The world calls this codependency, but that word isn't in the Bible.
Since God's word clearly says there's nothing new under the sun, I knew this sin of mine must be somewhere in scripture. And then I found it:
"You shall have no other gods before me. You shall not make for yourself an idol in the form of anything in heaven above or on the earth beneath or in the waters below. You shall not bow down to them or worship them..." --Deuteronomy 5:7–8
After 30 years as a committed disciple of Jesus, it was a hard pill to swallow. But there it was. I'd made an idol for myself—me.
Our Universal Sin
While this revelation surprised me, it did not surprise God. He's been dealing with this nasty sin in us since Adam and Eve violated the one simple boundary he set. Why did they cross the line? Because they were convinced he was holding out on them.

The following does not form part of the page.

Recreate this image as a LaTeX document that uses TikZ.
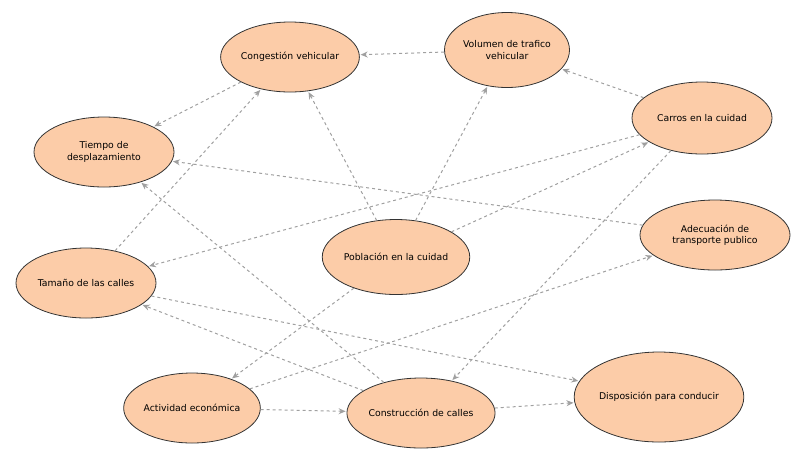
\documentclass[tikz,border=0pt]{standalone}
\usepackage{fontspec}
\setmainfont{DejaVu Sans}
\usetikzlibrary{shapes.geometric,arrows.meta}
\definecolor{peach}{RGB}{252,204,168}
\definecolor{edgeg}{RGB}{160,160,160}
\begin{document}
\begin{tikzpicture}[x=1pt,y=-1pt,
  nd/.style={ellipse,draw=black!80,line width=0.8pt,fill=peach,align=center,font=\fontsize{9.3}{11.5}\selectfont,inner sep=0pt},
  ed/.style={draw=edgeg,dashed,line width=1pt,-{Stealth[length=7pt,width=6pt]},shorten >=1pt}]
\useasboundingbox (0,0) rectangle (800,467);
\node[nd,minimum width=135,minimum height=70] (cong) at (290,57) {Congestión vehicular};
\node[nd,minimum width=125,minimum height=75] (vol) at (507,50) {Volumen de trafico\\vehicular};
\node[nd,minimum width=140,minimum height=72] (car) at (702,118) {Carros en la cuidad};
\node[nd,minimum width=140,minimum height=70] (tie) at (104,152) {Tiempo de\\desplazamiento};
\node[nd,minimum width=150,minimum height=70] (ade) at (715,235) {Adecuación de\\transporte publico};
\node[nd,minimum width=145,minimum height=75] (pob) at (396,257) {Población en la cuidad};
\node[nd,minimum width=140,minimum height=70] (tam) at (86,283) {Tamaño de las calles};
\node[nd,minimum width=130,minimum height=70] (act) at (192,408) {Actividad económica};
\node[nd,minimum width=145,minimum height=70] (con) at (421,413) {Construcción de calles};
\node[nd,minimum width=160,minimum height=90] (dis) at (659,397) {Disposición para conducir};
\draw[ed] (vol) -- (cong);
\draw[ed] (car) -- (vol);
\draw[ed] (cong) -- (tie);
\draw[ed] (tam) -- (cong);
\draw[ed] (pob) -- (cong);
\draw[ed] (pob) -- (vol);
\draw[ed] (car) -- (tam);
\draw[ed] (pob) -- (car);
\draw[ed] (ade) -- (tie);
\draw[ed] (con) -- (tie);
\draw[ed] (pob) -- (act);
\draw[ed] (act) -- (ade);
\draw[ed] (tam) -- (dis);
\draw[ed] (con) -- (tam);
\draw[ed] (car) -- (con);
\draw[ed] (act) -- (con);
\draw[ed] (con) -- (dis);
\end{tikzpicture}
\end{document}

But "I'm not co-dependent!" you might say. That may be because you have a stereotypical view. Most people think there's only one type of codependent, a "doormat" or someone so passive they can't see how they're being used and manipulated by others. Their motto is, "I'll do anything for your love or approval." If you're a Harry Potter fan, think Dobby the house elf.
But there's another kind of codependency. I call it active codependence when someone strives for control of everything and everyone to prove their worth or value. Their motto is, "I'll prove I'm worthy of your respect or love." Think Voldemort.
Both types of codependency can be found in the bedroom and the boardroom, the school yard and the stockyard, and in suburbia and the slums. Granted, these two examples are at the far extremes of codependency, and most people vacillate between them depending on the situation. But these examples show how twisted and warped any of us can become when we don't obey the most basic law the Creator gave us—no other gods before him.